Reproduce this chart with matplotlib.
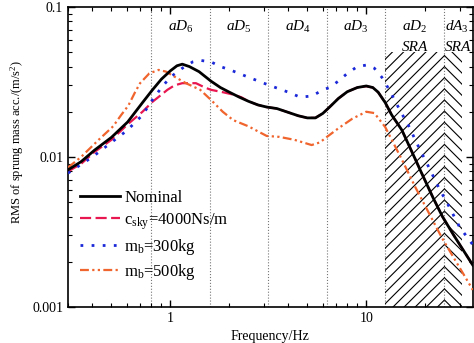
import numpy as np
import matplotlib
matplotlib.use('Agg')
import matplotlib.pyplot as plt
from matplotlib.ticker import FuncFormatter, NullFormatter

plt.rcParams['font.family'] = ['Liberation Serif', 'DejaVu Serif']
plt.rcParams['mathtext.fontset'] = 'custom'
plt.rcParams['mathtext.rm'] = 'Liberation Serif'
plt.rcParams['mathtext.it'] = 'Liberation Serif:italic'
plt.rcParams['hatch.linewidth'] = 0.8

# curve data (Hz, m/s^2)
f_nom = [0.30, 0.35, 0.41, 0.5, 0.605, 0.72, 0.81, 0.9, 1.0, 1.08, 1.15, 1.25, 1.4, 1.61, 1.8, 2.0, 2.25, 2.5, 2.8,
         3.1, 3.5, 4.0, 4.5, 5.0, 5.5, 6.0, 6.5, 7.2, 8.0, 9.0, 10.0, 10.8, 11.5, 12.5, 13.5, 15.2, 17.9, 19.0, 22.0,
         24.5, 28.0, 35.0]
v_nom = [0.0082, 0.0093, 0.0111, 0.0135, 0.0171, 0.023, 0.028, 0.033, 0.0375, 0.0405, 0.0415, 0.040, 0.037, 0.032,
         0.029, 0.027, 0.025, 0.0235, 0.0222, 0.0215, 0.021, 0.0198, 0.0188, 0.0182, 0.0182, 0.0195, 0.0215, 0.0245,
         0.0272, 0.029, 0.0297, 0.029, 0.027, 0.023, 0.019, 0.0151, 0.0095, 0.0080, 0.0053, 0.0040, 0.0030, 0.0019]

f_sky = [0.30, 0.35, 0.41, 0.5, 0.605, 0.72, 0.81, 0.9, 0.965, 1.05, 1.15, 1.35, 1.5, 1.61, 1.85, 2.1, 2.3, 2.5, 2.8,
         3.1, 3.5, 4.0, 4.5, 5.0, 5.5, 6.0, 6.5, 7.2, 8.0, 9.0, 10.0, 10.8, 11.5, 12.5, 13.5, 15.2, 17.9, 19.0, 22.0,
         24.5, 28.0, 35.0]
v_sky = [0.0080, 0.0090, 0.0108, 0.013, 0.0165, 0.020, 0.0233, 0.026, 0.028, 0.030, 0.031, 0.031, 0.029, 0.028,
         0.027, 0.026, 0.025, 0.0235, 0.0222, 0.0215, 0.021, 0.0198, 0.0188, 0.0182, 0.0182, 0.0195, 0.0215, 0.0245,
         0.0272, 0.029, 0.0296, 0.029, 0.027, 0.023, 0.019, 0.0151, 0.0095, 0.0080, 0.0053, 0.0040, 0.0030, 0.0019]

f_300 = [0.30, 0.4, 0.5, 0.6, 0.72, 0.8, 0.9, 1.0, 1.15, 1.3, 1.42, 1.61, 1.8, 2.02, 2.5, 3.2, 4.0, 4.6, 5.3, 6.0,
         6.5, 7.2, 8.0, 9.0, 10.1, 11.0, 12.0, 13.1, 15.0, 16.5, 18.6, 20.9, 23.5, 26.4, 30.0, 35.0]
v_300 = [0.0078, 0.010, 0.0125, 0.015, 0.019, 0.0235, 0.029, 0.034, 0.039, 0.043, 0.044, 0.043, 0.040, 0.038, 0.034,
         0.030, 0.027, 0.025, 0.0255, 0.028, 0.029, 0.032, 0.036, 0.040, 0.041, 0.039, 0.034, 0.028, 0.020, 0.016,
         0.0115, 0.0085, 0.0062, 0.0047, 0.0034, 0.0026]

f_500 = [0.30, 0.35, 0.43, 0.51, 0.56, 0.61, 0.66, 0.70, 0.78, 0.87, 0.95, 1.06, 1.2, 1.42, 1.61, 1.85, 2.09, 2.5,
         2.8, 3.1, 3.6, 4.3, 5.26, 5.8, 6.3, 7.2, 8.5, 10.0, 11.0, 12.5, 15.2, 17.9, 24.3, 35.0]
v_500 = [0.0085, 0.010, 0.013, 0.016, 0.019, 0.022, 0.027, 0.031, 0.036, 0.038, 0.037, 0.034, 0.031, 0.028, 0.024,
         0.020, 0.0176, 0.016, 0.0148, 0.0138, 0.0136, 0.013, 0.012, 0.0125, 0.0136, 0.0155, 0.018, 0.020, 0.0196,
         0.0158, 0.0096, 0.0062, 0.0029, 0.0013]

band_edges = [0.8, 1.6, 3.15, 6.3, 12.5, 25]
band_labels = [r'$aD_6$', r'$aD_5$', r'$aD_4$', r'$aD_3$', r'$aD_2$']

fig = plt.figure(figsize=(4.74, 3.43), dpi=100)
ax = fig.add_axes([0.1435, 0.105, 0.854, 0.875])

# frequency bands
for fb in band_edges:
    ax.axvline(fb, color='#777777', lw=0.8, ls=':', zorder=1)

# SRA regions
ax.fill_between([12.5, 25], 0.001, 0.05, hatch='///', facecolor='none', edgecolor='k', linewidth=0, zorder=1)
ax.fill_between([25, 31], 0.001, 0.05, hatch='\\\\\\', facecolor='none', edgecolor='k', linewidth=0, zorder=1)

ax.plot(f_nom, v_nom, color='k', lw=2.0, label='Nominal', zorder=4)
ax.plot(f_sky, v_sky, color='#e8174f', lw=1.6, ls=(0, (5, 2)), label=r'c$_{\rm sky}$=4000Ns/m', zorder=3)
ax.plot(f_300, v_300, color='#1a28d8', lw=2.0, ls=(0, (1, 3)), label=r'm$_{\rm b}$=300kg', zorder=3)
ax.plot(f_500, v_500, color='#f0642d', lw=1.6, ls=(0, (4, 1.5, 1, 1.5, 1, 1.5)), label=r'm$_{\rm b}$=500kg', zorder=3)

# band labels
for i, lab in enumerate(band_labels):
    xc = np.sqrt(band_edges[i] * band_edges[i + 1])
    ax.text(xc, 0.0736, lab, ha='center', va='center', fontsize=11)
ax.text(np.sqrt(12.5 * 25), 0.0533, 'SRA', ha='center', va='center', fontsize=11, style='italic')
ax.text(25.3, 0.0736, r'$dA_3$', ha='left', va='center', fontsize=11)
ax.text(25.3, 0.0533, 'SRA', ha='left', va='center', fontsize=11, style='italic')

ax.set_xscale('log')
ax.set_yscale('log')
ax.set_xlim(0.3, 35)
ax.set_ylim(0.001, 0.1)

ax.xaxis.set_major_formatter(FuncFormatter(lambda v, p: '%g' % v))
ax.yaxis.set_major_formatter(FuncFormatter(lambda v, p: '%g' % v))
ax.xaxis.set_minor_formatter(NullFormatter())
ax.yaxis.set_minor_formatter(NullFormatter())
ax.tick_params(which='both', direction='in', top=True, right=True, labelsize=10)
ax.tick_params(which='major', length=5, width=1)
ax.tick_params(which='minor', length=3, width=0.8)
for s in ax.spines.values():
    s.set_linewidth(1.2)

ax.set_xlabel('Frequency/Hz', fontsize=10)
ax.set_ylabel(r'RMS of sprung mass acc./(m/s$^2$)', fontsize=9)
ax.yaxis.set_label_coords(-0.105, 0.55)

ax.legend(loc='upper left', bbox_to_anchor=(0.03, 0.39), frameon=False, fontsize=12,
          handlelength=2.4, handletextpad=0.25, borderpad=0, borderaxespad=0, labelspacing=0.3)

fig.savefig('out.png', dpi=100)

____________

--- Task to complete ---
Copy each line above that contains the word "matplotlib".

--- Finished task ---
Reproduce this chart with matplotlib.
import matplotlib
matplotlib.use('Agg')
import matplotlib.pyplot as plt
from matplotlib.ticker import FuncFormatter, NullFormatter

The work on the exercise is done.